Automatic aggregations are supported for Power BI Premium per capacity, Premium per user, and Power BI Embedded models.

Supported data sources

Automatic aggregations are supported for the following data sources:

  • Azure SQL Database
  • Azure Synapse Dedicated SQL pool
  • SQL Server 2019 or later
  • Google BigQuery
  • Snowflake
  • Databricks
  • Amazon Redshift

Supported modes

Automatic aggregations are supported for DirectQuery mode models. Composite model models with both import tables and DirectQuery connections are supported. Automatic aggregations are supported for the DirectQuery connection only.

Permissions

To enable and configure automatic aggregations, you must be the Model owner. Workspace admins can take over as owner to configure automatic aggregations settings.

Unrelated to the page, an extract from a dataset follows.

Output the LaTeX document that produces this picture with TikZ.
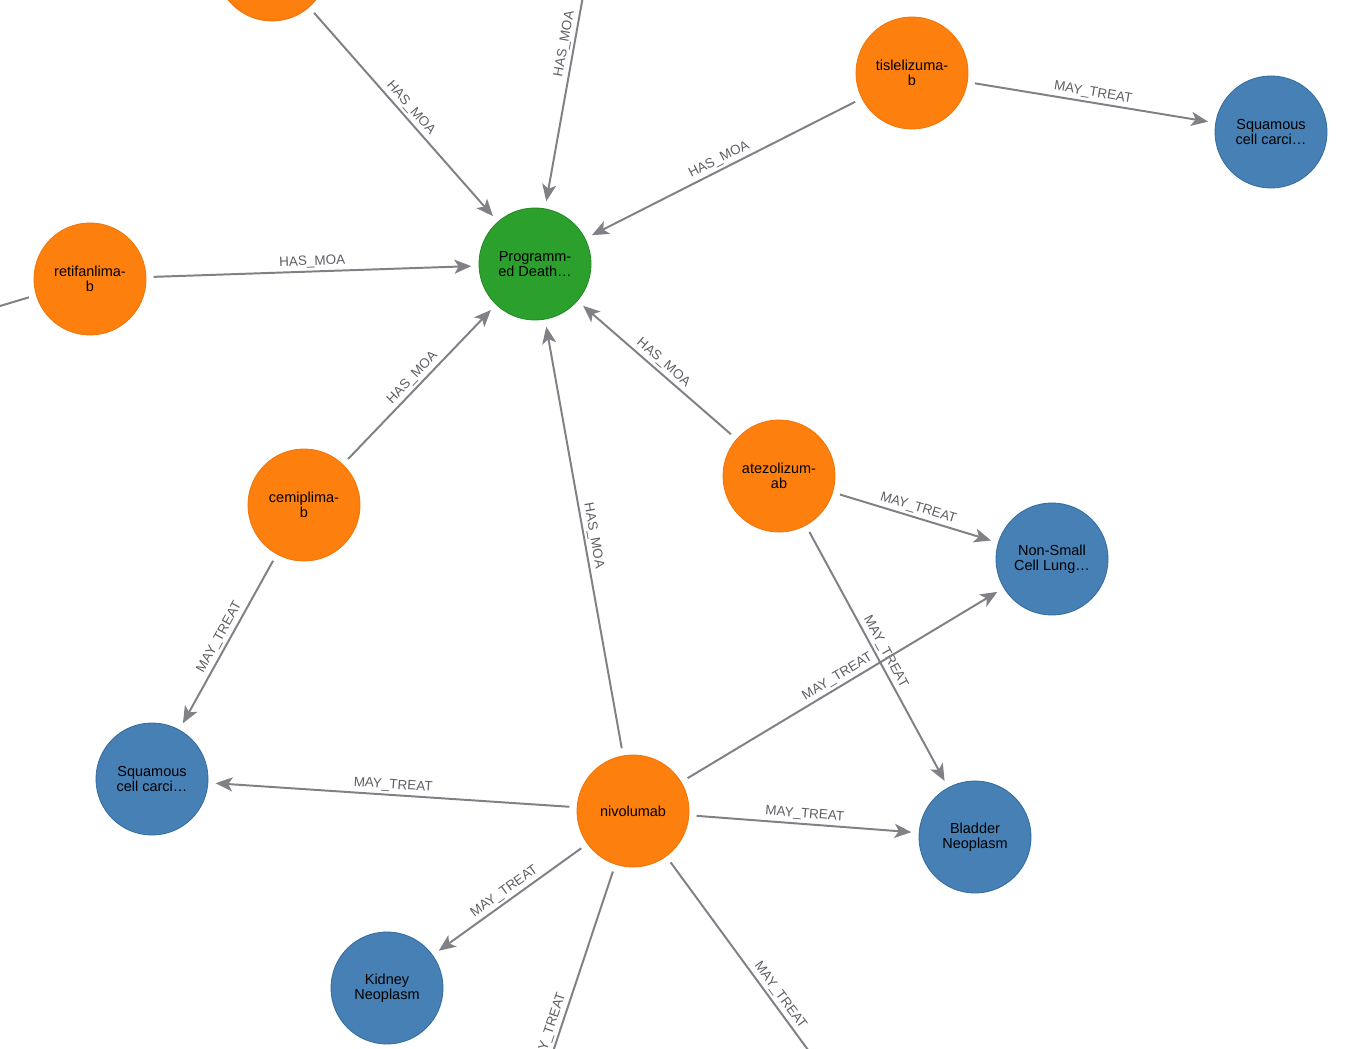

Configuring automatic aggregations

Automatic aggregations are configured in model Settings. Configuring is simple - enable automatic aggregations training and schedule one or more refreshes. Before you configure automatic aggregations for your model, be sure to entirely read through this article. It provides a good understanding of how automatic aggregations work and can help you decide if automatic aggregations are right for your environment. When you're ready for step-by-step instructions on how to enable automatic aggregations training, configure a refresh schedule, and fine-tune for your environment, see Configure automatic aggregations.

Benefits

With DirectQuery, each time a model user opens a report or interacts with a report visualization, Data Analysis Expressions (DAX) queries are passed to the query engine and then to the backend data source as SQL queries. The data source must calculate and return results for each query. Compared to import mode models stored in-memory, DirectQuery data source round trips can be both time and process intensive, often causing slow query response times in report visualizations.

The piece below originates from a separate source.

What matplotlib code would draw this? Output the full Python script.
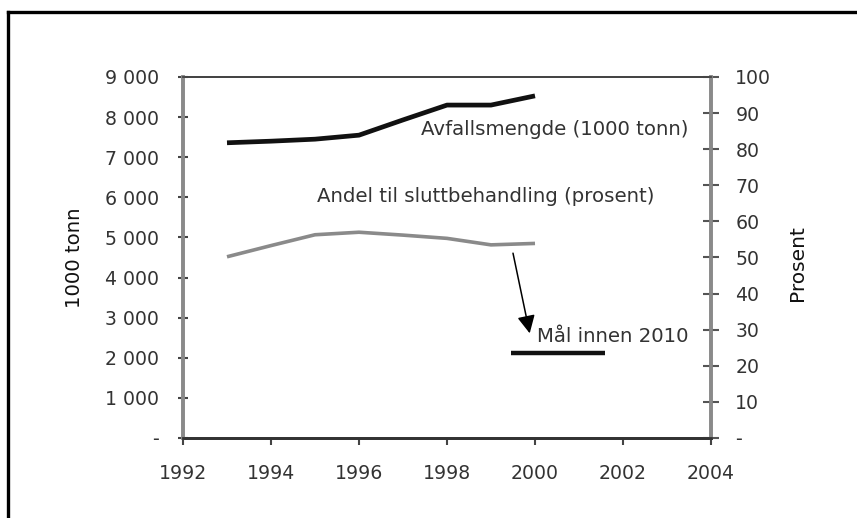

When enabled for a DirectQuery model, automatic aggregations can boost report query performance by avoiding data source query round trips. Pre-aggregated query results are automatically returned by an in-memory aggregations cache rather than being sent to and returned by the data source. The amount of pre-aggregated data in the in-memory aggregations cache is a small fraction of the amount of data kept in fact and detail tables at the data source. The result isn't only better report query performance, but also reduced load on backend data source systems. With automatic aggregations, only a small portion of report and ad-hoc queries that require aggregations not included in the in-memory cache are passed to the backend data source, just like with pure DirectQuery mode.

Diagram that shows automatic aggregation processing.

Automatic query and aggregations management

While automatic aggregations eliminate the need to create user-defined aggregation tables and dramatically simplify implementing a pre-aggregated data solution, a deeper familiarity with the underlying processes and dependencies is helpful in understanding how automatic aggregations work. Power BI relies on the following to create and manage automatic aggregations.

Query log

Power BI tracks model and user report queries in a query log. For each model, Power BI maintains seven days of query log data. Query log data is rolled forward each day. The query log is secure and not visible to users or through the XMLA endpoint.

Training operations

As part of the first scheduled model refresh operation for your selected frequency (Day or Week), Power BI first initiates a training operation that evaluates the query log to ensure aggregations in the in-memory aggregations cache adapt to changing query patterns. In-memory aggregation tables are created, updated, or dropped, and special queries are sent to the data source to determine aggregations to be included in the cache. Calculated aggregations data, however, isn't loaded into the in-memory cache during training - it's loaded during the subsequent refresh operation.

For example, if you choose a Day frequency and the schedule refreshes at 4:00AM, 9:00AM, 2:00PM, and 7:00PM, only the 4:00AM refresh each day will include both a training operation and a refresh operation. The subsequent 9:00AM, 2:00PM, and 7:00PM scheduled refreshes for that day are refresh only operations that update the existing aggregations in the cache.

Diagram of the training and refresh operation.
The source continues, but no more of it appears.